- Work to do -
An exact copy of all the data is required, with pictures left out.

━━ Raw data ━━

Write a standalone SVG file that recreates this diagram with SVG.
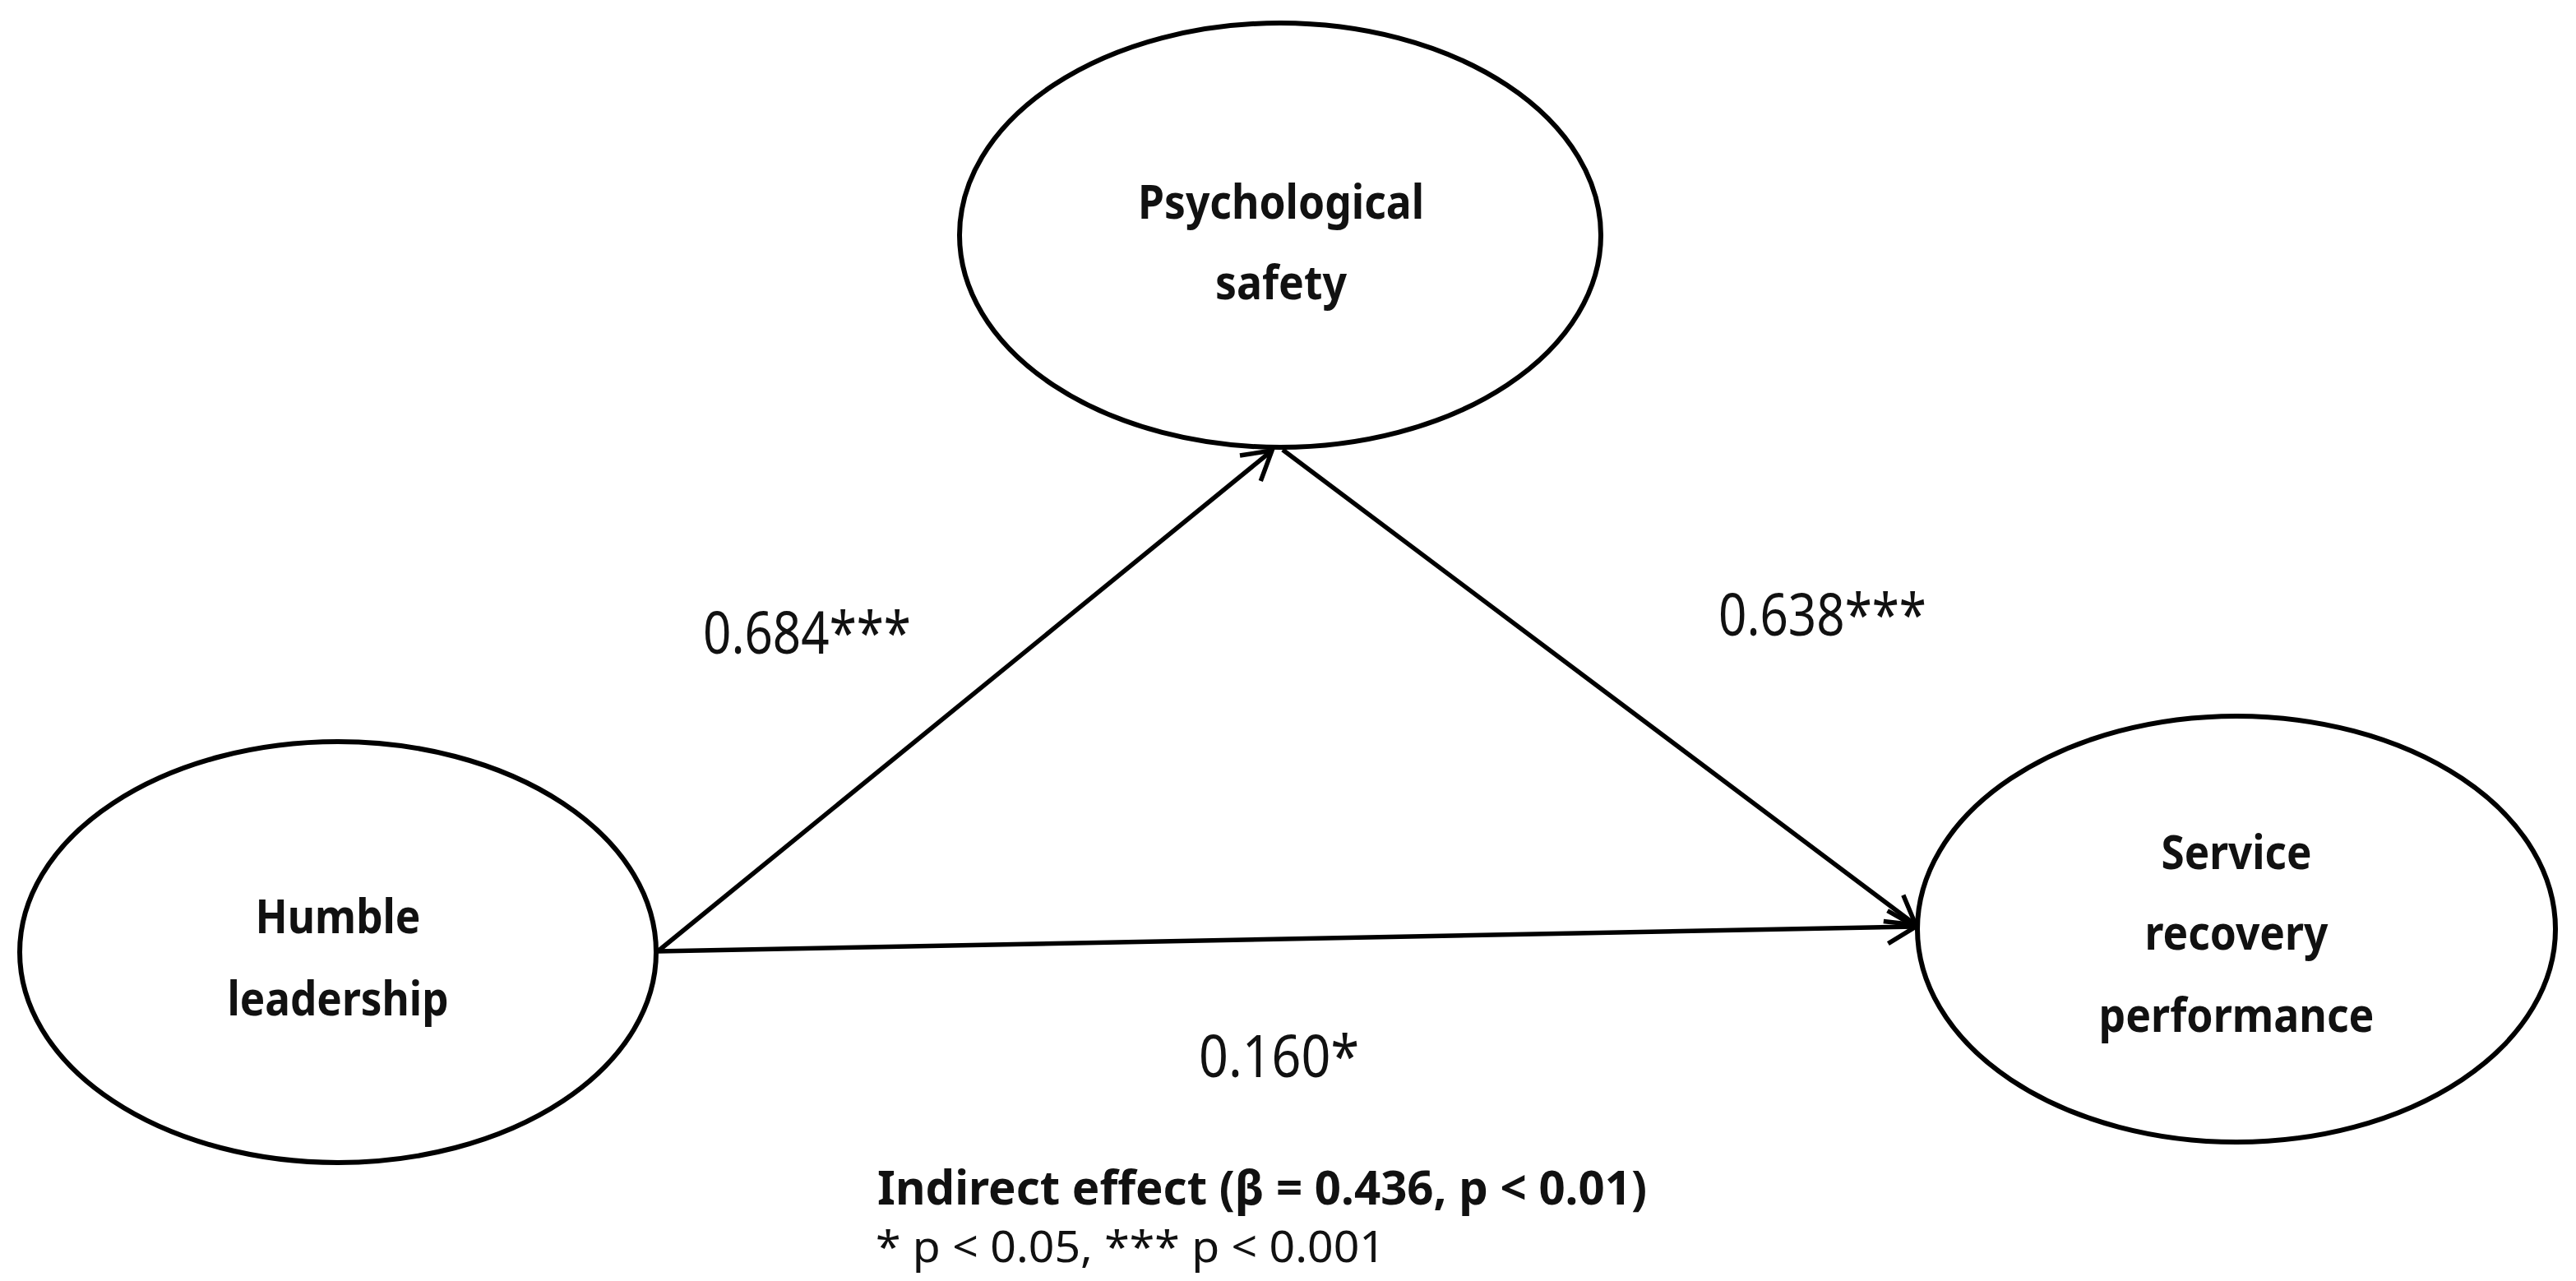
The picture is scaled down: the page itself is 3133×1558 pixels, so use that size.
<svg xmlns="http://www.w3.org/2000/svg" width="3133" height="1558" viewBox="0 0 3133 1558">
<style>
.node{fill:#fff;stroke:#000;stroke-width:6}
.lbl{font-family:"Noto Sans","Open Sans",sans-serif;font-weight:bold;font-size:57px;fill:#111;text-anchor:middle}
.num{font-family:"Noto Sans","Open Sans",sans-serif;font-size:72px;fill:#111}
.conn{stroke:#000;stroke-width:5.5;fill:none}
.note{font-family:"Noto Sans","Open Sans",sans-serif;fill:#111}
</style>
<defs>
<marker id="arr" markerUnits="userSpaceOnUse" markerWidth="60" markerHeight="60" viewBox="-45 -30 50 60" refX="0" refY="0" orient="auto">
<path d="M -34 -20 L 0 0 L -34 20" fill="none" stroke="#000" stroke-width="5.5"/>
</marker>
</defs>
<rect width="3133" height="1558" fill="#fff"/>
<g id="connectors">
<line class="conn" x1="800" y1="1157" x2="1547" y2="548" marker-end="url(#arr)"/>
<line class="conn" x1="800" y1="1157" x2="2330" y2="1127" marker-end="url(#arr)"/>
<line class="conn" x1="1560" y1="547" x2="2330" y2="1125" marker-end="url(#arr)"/>
</g>
<g id="node-psych">
<ellipse class="node" cx="1557" cy="286" rx="390" ry="258"/>
<text class="lbl" x="1558" y="266" textLength="348" lengthAdjust="spacingAndGlyphs">Psychological</text>
<text class="lbl" x="1558" y="364" textLength="160" lengthAdjust="spacingAndGlyphs">safety</text>
</g>
<g id="node-humble">
<ellipse class="node" cx="411" cy="1158" rx="387" ry="256"/>
<text class="lbl" x="411" y="1135" textLength="201" lengthAdjust="spacingAndGlyphs">Humble</text>
<text class="lbl" x="411" y="1235" textLength="269" lengthAdjust="spacingAndGlyphs">leadership</text>
</g>
<g id="node-service">
<ellipse class="node" cx="2720" cy="1130" rx="388" ry="259"/>
<text class="lbl" x="2720" y="1057" textLength="183" lengthAdjust="spacingAndGlyphs">Service</text>
<text class="lbl" x="2720" y="1155" textLength="223" lengthAdjust="spacingAndGlyphs">recovery</text>
<text class="lbl" x="2720" y="1255" textLength="335" lengthAdjust="spacingAndGlyphs">performance</text>
</g>
<g id="labels">
<text class="num" x="855" y="795" textLength="253" lengthAdjust="spacingAndGlyphs">0.684***</text>
<text class="num" x="2090" y="773" textLength="253" lengthAdjust="spacingAndGlyphs">0.638***</text>
<text class="num" x="1458" y="1310" textLength="195" lengthAdjust="spacingAndGlyphs">0.160*</text>
<text class="note" x="1067" y="1465" font-size="57" font-weight="bold" textLength="936" lengthAdjust="spacingAndGlyphs">Indirect effect (β = 0.436, p &lt; 0.01)</text>
<text class="note" x="1065" y="1535" font-size="53" textLength="620" lengthAdjust="spacingAndGlyphs">* p &lt; 0.05, *** p &lt; 0.001</text>
</g>
</svg>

━━━

- Problem solution -
Write a standalone SVG file that recreates this diagram with SVG.
The picture is scaled down: the page itself is 3133×1558 pixels, so use that size.
<svg xmlns="http://www.w3.org/2000/svg" width="3133" height="1558" viewBox="0 0 3133 1558">
<style>
.node{fill:#fff;stroke:#000;stroke-width:6}
.lbl{font-family:"Noto Sans","Open Sans",sans-serif;font-weight:bold;font-size:57px;fill:#111;text-anchor:middle}
.num{font-family:"Noto Sans","Open Sans",sans-serif;font-size:72px;fill:#111}
.conn{stroke:#000;stroke-width:5.5;fill:none}
.note{font-family:"Noto Sans","Open Sans",sans-serif;fill:#111}
</style>
<defs>
<marker id="arr" markerUnits="userSpaceOnUse" markerWidth="60" markerHeight="60" viewBox="-45 -30 50 60" refX="0" refY="0" orient="auto">
<path d="M -34 -20 L 0 0 L -34 20" fill="none" stroke="#000" stroke-width="5.5"/>
</marker>
</defs>
<rect width="3133" height="1558" fill="#fff"/>
<g id="connectors">
<line class="conn" x1="800" y1="1157" x2="1547" y2="548" marker-end="url(#arr)"/>
<line class="conn" x1="800" y1="1157" x2="2330" y2="1127" marker-end="url(#arr)"/>
<line class="conn" x1="1560" y1="547" x2="2330" y2="1125" marker-end="url(#arr)"/>
</g>
<g id="node-psych">
<ellipse class="node" cx="1557" cy="286" rx="390" ry="258"/>
<text class="lbl" x="1558" y="266" textLength="348" lengthAdjust="spacingAndGlyphs">Psychological</text>
<text class="lbl" x="1558" y="364" textLength="160" lengthAdjust="spacingAndGlyphs">safety</text>
</g>
<g id="node-humble">
<ellipse class="node" cx="411" cy="1158" rx="387" ry="256"/>
<text class="lbl" x="411" y="1135" textLength="201" lengthAdjust="spacingAndGlyphs">Humble</text>
<text class="lbl" x="411" y="1235" textLength="269" lengthAdjust="spacingAndGlyphs">leadership</text>
</g>
<g id="node-service">
<ellipse class="node" cx="2720" cy="1130" rx="388" ry="259"/>
<text class="lbl" x="2720" y="1057" textLength="183" lengthAdjust="spacingAndGlyphs">Service</text>
<text class="lbl" x="2720" y="1155" textLength="223" lengthAdjust="spacingAndGlyphs">recovery</text>
<text class="lbl" x="2720" y="1255" textLength="335" lengthAdjust="spacingAndGlyphs">performance</text>
</g>
<g id="labels">
<text class="num" x="855" y="795" textLength="253" lengthAdjust="spacingAndGlyphs">0.684***</text>
<text class="num" x="2090" y="773" textLength="253" lengthAdjust="spacingAndGlyphs">0.638***</text>
<text class="num" x="1458" y="1310" textLength="195" lengthAdjust="spacingAndGlyphs">0.160*</text>
<text class="note" x="1067" y="1465" font-size="57" font-weight="bold" textLength="936" lengthAdjust="spacingAndGlyphs">Indirect effect (β = 0.436, p &lt; 0.01)</text>
<text class="note" x="1065" y="1535" font-size="53" textLength="620" lengthAdjust="spacingAndGlyphs">* p &lt; 0.05, *** p &lt; 0.001</text>
</g>
</svg>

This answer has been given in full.